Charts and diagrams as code
-=-=-

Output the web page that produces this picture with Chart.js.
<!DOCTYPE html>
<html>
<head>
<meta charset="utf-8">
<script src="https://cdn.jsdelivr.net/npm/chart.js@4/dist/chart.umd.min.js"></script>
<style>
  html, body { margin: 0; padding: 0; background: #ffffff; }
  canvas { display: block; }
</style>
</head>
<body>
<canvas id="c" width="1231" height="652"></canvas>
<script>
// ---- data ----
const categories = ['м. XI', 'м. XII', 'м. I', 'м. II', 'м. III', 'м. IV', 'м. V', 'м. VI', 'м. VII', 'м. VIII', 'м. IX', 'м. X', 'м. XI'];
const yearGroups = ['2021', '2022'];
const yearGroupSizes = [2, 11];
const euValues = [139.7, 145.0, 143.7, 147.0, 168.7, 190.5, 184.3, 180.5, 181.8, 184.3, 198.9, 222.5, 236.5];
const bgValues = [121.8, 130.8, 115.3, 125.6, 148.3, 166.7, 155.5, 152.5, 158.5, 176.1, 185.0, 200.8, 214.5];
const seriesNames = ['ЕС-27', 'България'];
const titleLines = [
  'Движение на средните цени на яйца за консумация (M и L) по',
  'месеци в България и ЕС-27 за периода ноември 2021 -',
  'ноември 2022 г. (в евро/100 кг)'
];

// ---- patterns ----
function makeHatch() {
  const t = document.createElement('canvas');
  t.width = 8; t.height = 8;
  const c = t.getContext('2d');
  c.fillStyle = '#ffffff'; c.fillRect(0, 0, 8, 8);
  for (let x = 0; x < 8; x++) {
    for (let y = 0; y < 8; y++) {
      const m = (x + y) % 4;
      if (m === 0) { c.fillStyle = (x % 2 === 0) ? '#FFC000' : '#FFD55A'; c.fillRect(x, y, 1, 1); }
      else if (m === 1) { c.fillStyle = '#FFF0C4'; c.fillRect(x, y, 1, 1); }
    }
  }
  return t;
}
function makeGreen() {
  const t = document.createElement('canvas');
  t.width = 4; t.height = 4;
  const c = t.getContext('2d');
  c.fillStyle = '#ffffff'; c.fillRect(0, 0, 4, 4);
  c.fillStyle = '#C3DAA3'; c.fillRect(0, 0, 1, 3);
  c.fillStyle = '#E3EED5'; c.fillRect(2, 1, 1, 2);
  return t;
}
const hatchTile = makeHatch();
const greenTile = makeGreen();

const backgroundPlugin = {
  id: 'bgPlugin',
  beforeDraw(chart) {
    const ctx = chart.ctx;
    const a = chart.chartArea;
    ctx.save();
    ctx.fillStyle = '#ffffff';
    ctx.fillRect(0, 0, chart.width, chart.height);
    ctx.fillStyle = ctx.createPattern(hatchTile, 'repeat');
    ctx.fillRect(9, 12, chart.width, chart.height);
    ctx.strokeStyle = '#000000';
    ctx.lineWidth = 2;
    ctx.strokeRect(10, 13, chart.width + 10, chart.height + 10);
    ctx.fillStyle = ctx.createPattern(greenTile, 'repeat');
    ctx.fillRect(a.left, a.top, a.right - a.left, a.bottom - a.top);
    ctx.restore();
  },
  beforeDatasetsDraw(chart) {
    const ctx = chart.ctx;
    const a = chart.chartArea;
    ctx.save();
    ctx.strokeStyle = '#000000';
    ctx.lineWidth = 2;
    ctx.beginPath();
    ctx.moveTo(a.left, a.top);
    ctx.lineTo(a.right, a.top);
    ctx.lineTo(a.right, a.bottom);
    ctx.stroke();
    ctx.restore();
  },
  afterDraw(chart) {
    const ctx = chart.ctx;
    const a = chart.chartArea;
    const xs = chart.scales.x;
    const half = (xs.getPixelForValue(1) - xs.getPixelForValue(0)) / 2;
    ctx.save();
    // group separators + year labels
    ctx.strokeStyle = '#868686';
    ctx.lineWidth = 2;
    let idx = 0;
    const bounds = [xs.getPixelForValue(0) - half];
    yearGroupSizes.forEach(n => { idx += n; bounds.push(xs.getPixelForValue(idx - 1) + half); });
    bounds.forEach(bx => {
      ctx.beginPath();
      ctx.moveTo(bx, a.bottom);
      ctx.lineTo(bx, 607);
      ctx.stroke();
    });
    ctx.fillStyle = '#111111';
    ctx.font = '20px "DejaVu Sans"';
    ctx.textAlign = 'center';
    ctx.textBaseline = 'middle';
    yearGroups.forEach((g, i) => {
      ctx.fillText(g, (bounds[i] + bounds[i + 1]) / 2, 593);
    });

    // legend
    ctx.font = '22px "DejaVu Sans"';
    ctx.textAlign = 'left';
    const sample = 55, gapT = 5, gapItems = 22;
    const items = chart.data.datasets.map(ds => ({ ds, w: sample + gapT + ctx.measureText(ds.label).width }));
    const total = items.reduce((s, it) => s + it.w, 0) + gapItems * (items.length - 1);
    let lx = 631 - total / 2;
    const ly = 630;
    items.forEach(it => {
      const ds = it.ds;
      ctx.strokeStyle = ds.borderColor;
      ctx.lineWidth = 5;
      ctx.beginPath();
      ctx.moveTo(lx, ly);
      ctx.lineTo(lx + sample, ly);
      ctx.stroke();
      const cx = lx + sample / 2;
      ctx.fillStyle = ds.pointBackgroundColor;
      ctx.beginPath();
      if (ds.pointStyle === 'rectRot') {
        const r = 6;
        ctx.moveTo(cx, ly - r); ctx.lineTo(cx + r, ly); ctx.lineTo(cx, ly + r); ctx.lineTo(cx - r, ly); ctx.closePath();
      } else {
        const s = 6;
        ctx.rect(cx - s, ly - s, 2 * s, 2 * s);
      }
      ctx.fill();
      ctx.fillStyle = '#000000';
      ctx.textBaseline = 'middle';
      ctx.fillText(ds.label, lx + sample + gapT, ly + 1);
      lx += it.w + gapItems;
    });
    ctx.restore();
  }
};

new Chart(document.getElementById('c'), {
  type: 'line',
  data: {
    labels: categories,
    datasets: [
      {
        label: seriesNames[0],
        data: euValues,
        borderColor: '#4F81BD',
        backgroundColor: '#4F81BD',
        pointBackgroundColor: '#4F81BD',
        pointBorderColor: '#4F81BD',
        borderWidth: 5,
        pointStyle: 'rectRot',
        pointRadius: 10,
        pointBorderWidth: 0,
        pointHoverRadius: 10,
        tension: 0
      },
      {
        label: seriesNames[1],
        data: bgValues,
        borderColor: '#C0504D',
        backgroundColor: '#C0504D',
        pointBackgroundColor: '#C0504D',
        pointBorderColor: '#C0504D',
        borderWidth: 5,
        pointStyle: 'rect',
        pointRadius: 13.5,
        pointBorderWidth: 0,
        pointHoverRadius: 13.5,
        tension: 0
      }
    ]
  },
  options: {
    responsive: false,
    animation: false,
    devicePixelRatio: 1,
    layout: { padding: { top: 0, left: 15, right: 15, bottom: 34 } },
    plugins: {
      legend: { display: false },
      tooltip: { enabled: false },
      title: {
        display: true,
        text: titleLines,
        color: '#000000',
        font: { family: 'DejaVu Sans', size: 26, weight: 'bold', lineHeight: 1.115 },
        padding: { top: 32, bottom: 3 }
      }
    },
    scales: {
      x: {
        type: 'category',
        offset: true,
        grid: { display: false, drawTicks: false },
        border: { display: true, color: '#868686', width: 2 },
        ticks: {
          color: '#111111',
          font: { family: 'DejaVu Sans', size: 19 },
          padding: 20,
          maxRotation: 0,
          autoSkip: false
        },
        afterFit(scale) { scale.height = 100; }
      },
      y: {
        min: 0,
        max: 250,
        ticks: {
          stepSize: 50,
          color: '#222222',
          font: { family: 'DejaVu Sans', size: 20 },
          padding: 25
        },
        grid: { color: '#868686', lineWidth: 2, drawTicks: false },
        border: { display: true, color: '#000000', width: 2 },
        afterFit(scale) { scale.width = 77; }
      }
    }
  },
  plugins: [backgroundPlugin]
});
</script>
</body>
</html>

-=-=-

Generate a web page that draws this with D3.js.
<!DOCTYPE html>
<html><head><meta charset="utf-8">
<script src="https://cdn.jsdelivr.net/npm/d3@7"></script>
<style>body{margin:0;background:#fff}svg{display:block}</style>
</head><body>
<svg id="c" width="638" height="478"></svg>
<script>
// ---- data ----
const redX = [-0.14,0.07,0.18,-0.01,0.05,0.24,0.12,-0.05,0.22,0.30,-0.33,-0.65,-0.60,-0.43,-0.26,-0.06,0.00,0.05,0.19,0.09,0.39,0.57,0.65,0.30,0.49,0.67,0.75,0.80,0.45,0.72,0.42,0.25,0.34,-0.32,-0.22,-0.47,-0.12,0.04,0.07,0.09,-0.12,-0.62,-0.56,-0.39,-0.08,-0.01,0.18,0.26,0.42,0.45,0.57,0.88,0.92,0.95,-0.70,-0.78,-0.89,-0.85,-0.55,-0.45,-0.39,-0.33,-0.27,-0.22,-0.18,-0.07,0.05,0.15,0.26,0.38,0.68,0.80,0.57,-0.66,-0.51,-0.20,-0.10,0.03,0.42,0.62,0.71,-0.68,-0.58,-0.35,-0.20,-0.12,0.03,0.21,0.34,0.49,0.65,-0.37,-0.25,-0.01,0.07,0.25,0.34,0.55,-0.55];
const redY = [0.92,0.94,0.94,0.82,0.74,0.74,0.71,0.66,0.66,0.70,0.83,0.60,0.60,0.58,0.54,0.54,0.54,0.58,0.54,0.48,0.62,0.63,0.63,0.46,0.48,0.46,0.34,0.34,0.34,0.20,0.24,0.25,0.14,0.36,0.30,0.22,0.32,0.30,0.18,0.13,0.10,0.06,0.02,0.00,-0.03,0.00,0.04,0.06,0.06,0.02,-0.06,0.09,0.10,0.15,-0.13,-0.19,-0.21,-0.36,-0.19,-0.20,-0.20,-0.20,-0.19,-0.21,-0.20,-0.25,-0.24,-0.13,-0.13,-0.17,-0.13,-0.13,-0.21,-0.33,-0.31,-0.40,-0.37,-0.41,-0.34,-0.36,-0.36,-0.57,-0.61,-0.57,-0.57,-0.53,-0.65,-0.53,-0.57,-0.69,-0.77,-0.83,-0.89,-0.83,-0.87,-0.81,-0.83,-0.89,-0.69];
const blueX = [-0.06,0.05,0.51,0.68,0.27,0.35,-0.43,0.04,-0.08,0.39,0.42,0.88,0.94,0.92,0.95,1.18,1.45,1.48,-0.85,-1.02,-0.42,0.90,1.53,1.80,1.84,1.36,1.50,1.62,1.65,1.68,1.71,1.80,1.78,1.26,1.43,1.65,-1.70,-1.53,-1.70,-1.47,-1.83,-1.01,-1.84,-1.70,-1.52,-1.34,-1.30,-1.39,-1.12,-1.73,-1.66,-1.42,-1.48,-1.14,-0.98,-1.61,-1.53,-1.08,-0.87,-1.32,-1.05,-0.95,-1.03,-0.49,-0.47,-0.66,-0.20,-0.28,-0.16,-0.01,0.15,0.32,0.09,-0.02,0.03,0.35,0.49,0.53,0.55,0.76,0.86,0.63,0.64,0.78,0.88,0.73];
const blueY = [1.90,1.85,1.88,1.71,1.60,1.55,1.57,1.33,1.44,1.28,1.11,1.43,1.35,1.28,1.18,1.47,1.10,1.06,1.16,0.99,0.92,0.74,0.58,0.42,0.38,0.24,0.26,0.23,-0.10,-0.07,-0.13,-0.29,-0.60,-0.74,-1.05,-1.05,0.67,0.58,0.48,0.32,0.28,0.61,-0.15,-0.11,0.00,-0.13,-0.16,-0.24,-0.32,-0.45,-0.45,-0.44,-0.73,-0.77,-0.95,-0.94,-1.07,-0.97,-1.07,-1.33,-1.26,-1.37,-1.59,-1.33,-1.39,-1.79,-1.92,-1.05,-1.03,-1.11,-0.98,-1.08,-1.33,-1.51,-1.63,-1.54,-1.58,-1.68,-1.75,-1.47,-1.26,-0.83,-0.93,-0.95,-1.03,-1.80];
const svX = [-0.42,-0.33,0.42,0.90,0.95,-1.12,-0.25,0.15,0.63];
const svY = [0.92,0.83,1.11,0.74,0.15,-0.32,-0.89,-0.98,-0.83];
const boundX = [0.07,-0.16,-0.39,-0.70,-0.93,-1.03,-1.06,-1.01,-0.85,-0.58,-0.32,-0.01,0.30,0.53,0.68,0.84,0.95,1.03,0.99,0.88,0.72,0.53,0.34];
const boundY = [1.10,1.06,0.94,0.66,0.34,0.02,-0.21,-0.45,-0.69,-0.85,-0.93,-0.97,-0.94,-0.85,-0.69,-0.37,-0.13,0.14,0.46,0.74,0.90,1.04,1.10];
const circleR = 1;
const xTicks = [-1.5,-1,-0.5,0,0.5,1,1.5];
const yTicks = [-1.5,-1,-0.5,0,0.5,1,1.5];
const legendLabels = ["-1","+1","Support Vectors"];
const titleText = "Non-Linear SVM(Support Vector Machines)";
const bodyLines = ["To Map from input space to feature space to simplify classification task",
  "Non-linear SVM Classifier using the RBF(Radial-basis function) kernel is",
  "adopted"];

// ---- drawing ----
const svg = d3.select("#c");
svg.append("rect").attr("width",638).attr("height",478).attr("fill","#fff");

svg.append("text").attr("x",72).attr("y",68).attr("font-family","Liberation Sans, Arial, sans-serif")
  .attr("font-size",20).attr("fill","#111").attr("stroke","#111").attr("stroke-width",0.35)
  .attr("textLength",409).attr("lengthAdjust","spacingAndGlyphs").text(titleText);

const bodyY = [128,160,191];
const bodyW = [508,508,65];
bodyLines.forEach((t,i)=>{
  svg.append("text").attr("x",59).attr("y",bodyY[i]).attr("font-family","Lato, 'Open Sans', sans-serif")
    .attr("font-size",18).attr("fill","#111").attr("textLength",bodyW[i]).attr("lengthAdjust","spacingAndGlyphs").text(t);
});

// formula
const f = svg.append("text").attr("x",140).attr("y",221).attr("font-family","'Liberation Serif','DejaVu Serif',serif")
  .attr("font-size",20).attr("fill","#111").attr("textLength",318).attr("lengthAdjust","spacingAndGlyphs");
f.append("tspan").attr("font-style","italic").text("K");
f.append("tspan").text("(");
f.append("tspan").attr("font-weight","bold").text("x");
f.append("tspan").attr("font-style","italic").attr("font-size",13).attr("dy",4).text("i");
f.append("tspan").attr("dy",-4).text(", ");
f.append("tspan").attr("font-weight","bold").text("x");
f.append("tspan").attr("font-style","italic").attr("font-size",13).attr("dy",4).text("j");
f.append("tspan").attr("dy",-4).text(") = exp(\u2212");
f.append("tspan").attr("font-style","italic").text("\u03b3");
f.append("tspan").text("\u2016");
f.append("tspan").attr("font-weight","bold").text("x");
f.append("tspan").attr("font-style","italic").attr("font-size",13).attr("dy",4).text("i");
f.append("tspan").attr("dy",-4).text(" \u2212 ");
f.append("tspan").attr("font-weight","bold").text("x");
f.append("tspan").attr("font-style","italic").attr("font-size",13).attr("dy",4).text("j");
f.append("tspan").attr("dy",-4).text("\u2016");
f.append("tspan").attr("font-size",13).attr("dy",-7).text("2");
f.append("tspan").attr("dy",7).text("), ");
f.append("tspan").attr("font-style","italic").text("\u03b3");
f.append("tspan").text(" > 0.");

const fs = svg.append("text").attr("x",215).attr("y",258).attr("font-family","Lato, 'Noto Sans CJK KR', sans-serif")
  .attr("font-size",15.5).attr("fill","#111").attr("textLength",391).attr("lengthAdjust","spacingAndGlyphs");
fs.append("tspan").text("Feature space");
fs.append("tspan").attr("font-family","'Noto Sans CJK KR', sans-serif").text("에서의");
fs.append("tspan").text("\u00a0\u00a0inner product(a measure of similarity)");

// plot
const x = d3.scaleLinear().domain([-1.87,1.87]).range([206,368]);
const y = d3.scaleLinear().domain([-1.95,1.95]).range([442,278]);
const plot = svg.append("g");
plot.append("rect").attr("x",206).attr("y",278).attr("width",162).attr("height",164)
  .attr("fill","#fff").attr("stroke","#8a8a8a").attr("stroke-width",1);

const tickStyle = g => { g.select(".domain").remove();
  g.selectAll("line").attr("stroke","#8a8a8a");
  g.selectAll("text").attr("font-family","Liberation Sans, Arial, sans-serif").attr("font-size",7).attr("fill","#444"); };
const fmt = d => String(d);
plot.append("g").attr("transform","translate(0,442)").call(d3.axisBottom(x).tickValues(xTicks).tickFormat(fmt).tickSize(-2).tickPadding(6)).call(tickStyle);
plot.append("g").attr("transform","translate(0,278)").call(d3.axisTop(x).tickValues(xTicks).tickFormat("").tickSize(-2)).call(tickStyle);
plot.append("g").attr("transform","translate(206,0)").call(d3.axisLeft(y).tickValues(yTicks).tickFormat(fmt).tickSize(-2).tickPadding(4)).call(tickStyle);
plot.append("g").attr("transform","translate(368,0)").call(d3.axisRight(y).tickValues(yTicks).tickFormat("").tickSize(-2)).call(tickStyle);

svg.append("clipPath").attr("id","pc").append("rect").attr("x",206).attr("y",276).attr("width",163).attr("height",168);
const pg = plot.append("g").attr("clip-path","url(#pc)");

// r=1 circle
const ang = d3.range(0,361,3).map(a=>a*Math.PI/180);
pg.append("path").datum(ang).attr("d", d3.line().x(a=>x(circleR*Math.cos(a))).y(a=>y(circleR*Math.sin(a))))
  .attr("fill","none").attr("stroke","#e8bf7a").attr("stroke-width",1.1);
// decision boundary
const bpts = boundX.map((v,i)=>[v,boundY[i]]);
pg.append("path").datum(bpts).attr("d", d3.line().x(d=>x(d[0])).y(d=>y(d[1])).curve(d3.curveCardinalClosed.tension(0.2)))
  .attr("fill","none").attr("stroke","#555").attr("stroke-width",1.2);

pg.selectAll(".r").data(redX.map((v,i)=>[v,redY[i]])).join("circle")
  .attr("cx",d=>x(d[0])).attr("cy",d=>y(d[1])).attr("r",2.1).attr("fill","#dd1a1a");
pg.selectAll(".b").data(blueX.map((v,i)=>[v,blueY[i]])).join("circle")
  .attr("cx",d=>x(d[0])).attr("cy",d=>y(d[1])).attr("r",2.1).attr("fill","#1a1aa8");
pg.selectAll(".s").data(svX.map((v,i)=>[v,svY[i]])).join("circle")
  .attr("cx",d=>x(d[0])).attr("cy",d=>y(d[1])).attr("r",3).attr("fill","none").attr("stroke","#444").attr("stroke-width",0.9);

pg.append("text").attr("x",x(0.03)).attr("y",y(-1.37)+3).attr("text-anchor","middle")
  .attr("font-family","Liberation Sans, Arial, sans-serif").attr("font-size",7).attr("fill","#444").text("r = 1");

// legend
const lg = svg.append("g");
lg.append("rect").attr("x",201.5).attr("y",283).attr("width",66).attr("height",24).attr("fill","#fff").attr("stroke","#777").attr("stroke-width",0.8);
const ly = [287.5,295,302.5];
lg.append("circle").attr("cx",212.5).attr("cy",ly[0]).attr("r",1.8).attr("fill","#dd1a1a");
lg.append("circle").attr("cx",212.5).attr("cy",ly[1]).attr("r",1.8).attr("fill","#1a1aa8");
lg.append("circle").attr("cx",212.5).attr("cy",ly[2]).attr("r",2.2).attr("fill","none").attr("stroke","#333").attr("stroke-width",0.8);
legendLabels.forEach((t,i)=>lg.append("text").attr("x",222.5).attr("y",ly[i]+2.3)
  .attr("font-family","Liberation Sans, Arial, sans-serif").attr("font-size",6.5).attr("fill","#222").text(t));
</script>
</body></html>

-=-=-

■ **WRITTEN EXERCISE**: Say how many lines in the records hold the string "that", and say nothing else.

■ **TASK ANSWER**: 2